- EXERCISE GOAL: Look through the listing below for the line containing "Recreate this image". Copy it and each line after it up to and including the line containing "0.046, 0.049, -0.004]", exactly, leaving out pictures.

>> start DATASET EXCERPTS

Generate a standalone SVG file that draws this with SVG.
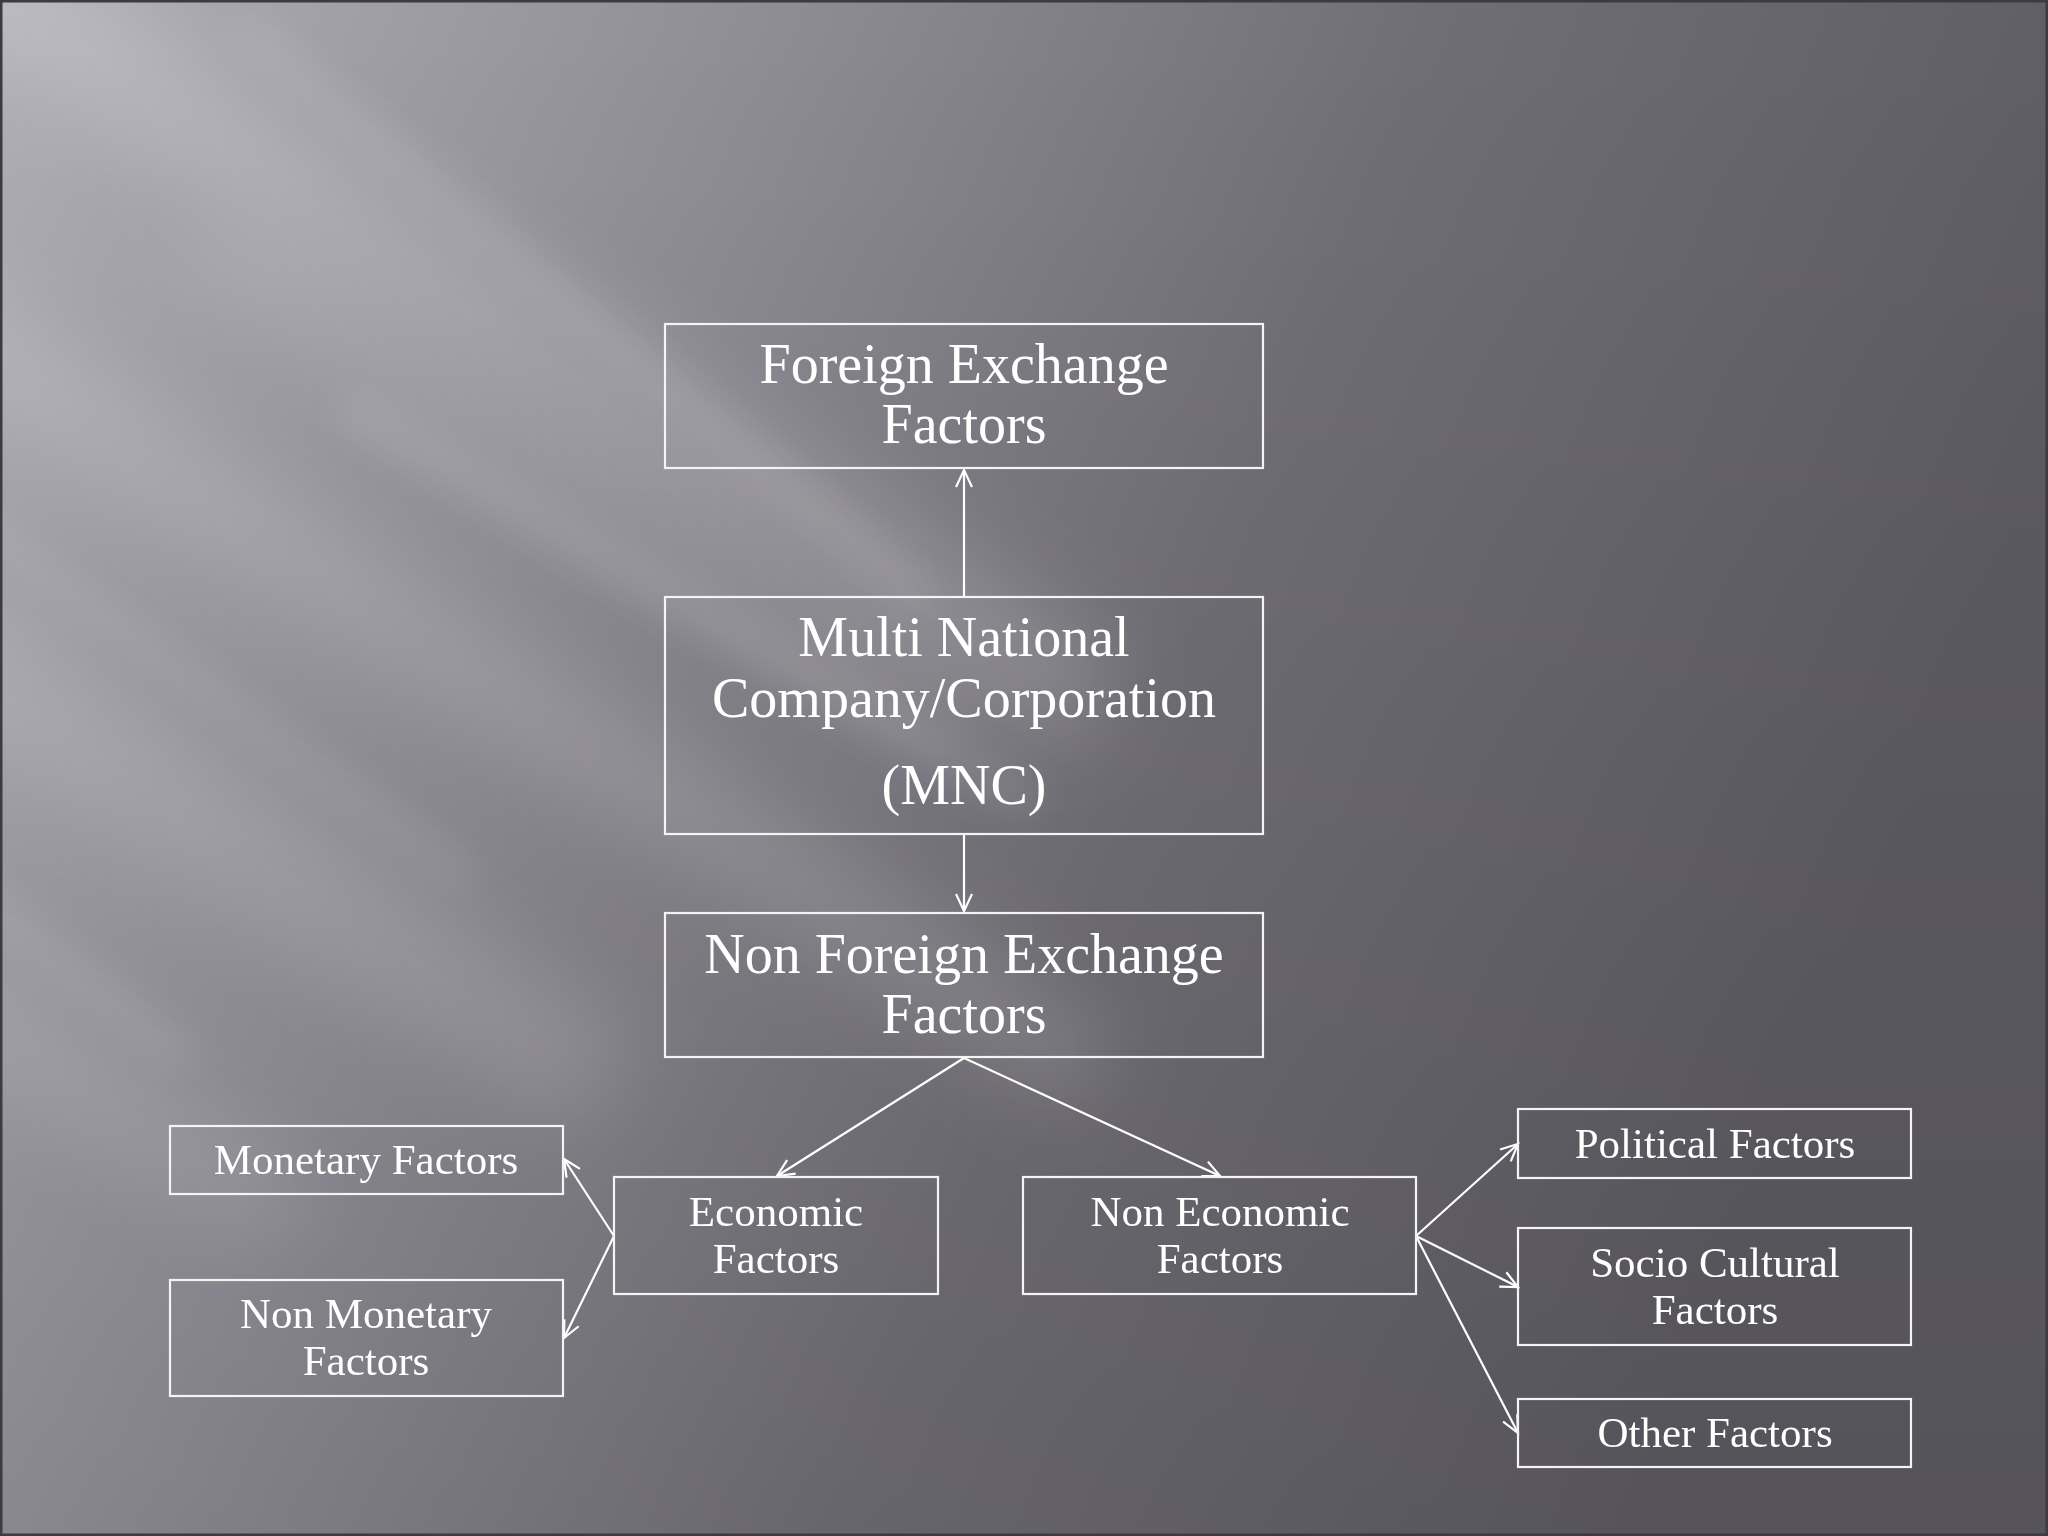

>> end DATASET EXCERPTS
>> start DATASET EXCERPTS

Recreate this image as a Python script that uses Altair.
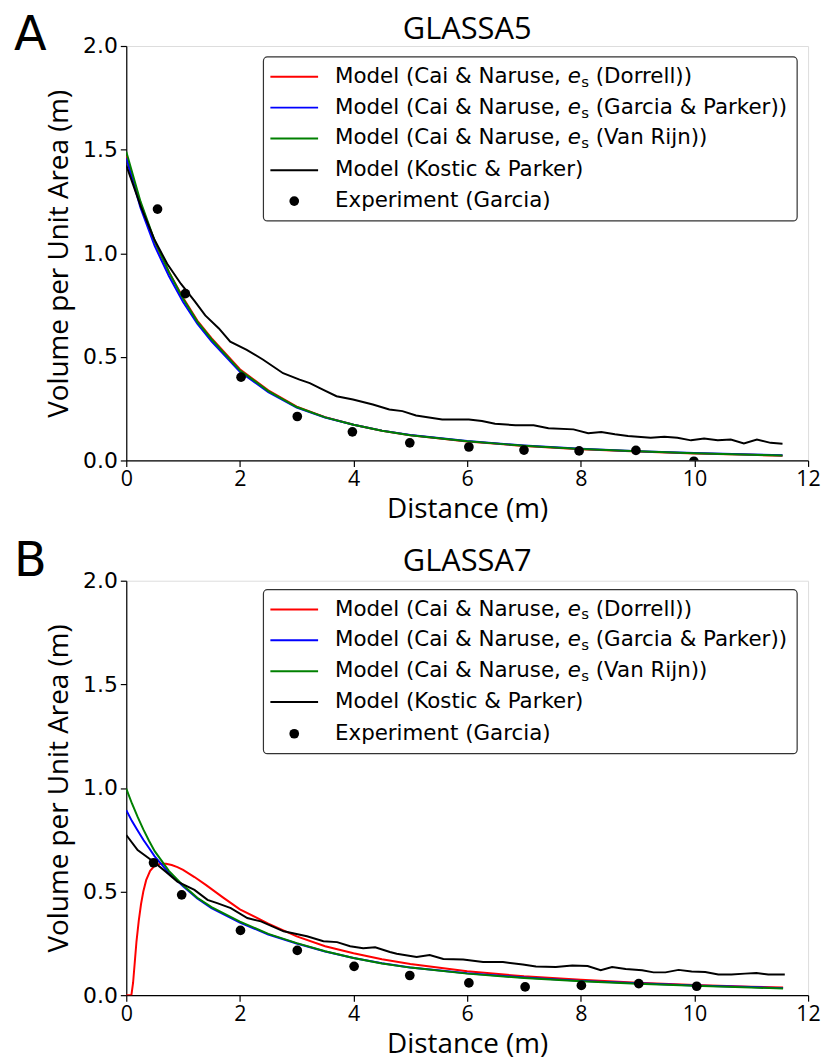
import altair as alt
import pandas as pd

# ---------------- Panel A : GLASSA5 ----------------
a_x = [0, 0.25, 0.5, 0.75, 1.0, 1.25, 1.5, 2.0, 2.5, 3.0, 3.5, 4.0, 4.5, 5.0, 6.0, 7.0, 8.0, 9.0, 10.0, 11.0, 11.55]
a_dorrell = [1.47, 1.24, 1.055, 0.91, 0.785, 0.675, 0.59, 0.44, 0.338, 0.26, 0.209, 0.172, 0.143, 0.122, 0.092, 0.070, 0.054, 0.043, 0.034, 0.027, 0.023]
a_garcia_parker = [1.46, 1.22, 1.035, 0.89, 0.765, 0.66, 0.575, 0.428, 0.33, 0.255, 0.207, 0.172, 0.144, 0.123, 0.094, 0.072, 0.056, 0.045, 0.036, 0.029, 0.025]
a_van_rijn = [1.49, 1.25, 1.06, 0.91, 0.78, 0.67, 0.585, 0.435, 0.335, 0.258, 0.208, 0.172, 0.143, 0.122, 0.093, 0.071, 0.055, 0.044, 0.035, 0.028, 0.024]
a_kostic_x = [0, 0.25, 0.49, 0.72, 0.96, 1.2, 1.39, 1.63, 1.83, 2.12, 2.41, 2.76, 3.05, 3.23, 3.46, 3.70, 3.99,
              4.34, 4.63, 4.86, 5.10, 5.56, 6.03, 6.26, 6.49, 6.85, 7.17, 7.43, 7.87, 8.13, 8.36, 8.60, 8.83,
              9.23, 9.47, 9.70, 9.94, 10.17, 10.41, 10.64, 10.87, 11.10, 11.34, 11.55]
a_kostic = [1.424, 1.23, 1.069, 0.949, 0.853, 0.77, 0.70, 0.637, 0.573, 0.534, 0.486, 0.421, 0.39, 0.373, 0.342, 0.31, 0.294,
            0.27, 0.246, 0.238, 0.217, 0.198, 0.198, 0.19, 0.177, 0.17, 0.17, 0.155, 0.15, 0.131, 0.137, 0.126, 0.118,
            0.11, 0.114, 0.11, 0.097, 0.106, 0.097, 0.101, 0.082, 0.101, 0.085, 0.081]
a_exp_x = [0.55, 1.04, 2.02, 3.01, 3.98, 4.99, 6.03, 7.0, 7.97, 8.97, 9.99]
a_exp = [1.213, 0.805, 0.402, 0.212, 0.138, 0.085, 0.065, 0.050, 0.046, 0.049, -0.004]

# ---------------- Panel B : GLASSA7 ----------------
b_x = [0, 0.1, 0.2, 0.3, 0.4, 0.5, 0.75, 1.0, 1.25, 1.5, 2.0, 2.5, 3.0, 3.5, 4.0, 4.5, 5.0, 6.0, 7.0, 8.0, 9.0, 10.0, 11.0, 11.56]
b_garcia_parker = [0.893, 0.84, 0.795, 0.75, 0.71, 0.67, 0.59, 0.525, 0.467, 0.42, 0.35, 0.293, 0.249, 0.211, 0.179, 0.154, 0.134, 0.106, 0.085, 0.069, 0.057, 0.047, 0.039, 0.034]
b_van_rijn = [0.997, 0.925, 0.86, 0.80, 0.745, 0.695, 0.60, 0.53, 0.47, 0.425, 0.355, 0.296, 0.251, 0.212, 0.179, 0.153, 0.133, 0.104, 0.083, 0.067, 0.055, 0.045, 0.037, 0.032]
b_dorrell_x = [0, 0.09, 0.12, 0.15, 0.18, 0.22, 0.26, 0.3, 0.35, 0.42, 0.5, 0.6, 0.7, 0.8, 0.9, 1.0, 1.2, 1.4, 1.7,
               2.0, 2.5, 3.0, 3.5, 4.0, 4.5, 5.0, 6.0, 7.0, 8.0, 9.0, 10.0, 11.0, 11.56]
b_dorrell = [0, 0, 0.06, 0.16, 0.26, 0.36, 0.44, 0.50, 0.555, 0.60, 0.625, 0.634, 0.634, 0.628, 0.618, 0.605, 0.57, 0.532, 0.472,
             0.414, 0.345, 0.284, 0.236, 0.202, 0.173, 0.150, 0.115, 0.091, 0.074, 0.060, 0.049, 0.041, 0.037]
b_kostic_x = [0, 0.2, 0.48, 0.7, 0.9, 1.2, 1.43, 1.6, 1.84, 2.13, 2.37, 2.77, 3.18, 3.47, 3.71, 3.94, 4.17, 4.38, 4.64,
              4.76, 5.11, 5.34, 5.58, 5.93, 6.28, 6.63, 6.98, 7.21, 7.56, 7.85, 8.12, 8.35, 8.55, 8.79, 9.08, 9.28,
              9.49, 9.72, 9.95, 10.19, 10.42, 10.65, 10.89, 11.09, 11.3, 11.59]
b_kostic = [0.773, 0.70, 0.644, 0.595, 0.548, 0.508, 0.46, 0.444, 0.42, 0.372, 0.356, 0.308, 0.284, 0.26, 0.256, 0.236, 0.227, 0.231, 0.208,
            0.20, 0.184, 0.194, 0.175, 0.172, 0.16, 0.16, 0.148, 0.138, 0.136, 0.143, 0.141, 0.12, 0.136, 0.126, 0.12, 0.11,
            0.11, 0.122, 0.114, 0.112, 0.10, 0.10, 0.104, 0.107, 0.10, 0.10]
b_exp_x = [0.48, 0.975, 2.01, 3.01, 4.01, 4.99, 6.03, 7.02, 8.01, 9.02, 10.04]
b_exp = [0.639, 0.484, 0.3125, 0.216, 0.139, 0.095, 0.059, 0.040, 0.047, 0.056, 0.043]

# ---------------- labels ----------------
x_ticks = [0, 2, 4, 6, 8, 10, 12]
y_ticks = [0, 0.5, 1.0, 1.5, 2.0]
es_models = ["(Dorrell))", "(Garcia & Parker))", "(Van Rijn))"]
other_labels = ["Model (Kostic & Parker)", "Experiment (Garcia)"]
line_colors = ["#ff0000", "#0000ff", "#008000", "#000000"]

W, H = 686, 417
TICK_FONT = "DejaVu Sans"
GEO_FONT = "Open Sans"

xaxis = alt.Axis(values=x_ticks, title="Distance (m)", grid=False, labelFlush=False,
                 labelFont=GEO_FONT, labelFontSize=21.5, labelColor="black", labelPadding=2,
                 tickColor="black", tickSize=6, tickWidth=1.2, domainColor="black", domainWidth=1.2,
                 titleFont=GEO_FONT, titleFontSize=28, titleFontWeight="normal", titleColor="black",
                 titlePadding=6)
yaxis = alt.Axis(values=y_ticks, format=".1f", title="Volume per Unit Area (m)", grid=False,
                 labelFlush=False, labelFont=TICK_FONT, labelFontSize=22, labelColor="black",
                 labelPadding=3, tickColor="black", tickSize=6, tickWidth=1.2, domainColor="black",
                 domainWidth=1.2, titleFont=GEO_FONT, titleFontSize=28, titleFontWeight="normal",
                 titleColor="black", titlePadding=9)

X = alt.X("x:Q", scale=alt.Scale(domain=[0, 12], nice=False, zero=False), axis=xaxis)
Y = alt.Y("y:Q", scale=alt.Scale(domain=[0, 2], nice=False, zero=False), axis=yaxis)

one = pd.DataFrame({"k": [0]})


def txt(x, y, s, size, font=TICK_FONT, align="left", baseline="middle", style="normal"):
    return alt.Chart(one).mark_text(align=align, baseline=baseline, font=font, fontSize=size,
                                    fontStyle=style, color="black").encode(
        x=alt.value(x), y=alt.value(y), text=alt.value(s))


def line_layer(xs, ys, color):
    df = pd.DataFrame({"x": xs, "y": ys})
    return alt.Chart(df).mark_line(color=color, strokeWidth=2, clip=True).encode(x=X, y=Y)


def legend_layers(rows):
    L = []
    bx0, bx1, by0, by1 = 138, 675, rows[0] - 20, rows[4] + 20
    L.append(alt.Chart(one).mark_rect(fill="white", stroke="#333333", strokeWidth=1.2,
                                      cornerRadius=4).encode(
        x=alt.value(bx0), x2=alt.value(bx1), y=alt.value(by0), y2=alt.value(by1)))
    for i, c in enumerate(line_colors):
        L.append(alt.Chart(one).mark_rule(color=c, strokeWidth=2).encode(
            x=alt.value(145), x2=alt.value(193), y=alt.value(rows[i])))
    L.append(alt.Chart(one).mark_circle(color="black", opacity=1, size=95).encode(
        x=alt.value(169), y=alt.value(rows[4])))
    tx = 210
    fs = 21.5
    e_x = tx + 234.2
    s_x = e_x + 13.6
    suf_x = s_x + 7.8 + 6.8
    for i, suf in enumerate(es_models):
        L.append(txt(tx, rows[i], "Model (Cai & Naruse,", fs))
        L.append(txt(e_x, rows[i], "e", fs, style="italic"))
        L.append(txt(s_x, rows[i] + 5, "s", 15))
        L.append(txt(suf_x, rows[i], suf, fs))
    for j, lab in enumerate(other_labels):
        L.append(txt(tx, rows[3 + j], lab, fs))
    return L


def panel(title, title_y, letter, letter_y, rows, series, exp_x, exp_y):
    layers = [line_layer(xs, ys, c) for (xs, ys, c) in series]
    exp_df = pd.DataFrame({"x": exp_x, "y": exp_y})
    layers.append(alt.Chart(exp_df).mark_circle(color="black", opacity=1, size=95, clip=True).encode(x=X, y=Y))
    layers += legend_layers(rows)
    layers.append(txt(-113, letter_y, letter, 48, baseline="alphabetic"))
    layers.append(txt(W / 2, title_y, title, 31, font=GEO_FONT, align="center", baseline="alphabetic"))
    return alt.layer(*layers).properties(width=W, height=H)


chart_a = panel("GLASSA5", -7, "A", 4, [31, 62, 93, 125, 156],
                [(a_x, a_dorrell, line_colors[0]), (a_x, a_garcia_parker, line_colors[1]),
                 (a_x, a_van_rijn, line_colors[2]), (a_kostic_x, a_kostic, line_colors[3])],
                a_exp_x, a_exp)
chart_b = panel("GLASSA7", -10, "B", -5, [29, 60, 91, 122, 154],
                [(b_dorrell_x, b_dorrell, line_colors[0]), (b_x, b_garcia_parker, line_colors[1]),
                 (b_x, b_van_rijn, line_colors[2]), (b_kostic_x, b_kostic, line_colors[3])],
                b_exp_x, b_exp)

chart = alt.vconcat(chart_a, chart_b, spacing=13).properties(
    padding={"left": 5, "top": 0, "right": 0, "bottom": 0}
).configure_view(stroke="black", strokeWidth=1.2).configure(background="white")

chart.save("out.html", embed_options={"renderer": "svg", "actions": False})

>> end DATASET EXCERPTS

- RESULT OF THE TASK:
Recreate this image as a Python script that uses Altair.
import altair as alt
import pandas as pd

# ---------------- Panel A : GLASSA5 ----------------
a_x = [0, 0.25, 0.5, 0.75, 1.0, 1.25, 1.5, 2.0, 2.5, 3.0, 3.5, 4.0, 4.5, 5.0, 6.0, 7.0, 8.0, 9.0, 10.0, 11.0, 11.55]
a_dorrell = [1.47, 1.24, 1.055, 0.91, 0.785, 0.675, 0.59, 0.44, 0.338, 0.26, 0.209, 0.172, 0.143, 0.122, 0.092, 0.070, 0.054, 0.043, 0.034, 0.027, 0.023]
a_garcia_parker = [1.46, 1.22, 1.035, 0.89, 0.765, 0.66, 0.575, 0.428, 0.33, 0.255, 0.207, 0.172, 0.144, 0.123, 0.094, 0.072, 0.056, 0.045, 0.036, 0.029, 0.025]
a_van_rijn = [1.49, 1.25, 1.06, 0.91, 0.78, 0.67, 0.585, 0.435, 0.335, 0.258, 0.208, 0.172, 0.143, 0.122, 0.093, 0.071, 0.055, 0.044, 0.035, 0.028, 0.024]
a_kostic_x = [0, 0.25, 0.49, 0.72, 0.96, 1.2, 1.39, 1.63, 1.83, 2.12, 2.41, 2.76, 3.05, 3.23, 3.46, 3.70, 3.99,
              4.34, 4.63, 4.86, 5.10, 5.56, 6.03, 6.26, 6.49, 6.85, 7.17, 7.43, 7.87, 8.13, 8.36, 8.60, 8.83,
              9.23, 9.47, 9.70, 9.94, 10.17, 10.41, 10.64, 10.87, 11.10, 11.34, 11.55]
a_kostic = [1.424, 1.23, 1.069, 0.949, 0.853, 0.77, 0.70, 0.637, 0.573, 0.534, 0.486, 0.421, 0.39, 0.373, 0.342, 0.31, 0.294,
            0.27, 0.246, 0.238, 0.217, 0.198, 0.198, 0.19, 0.177, 0.17, 0.17, 0.155, 0.15, 0.131, 0.137, 0.126, 0.118,
            0.11, 0.114, 0.11, 0.097, 0.106, 0.097, 0.101, 0.082, 0.101, 0.085, 0.081]
a_exp_x = [0.55, 1.04, 2.02, 3.01, 3.98, 4.99, 6.03, 7.0, 7.97, 8.97, 9.99]
a_exp = [1.213, 0.805, 0.402, 0.212, 0.138, 0.085, 0.065, 0.050, 0.046, 0.049, -0.004]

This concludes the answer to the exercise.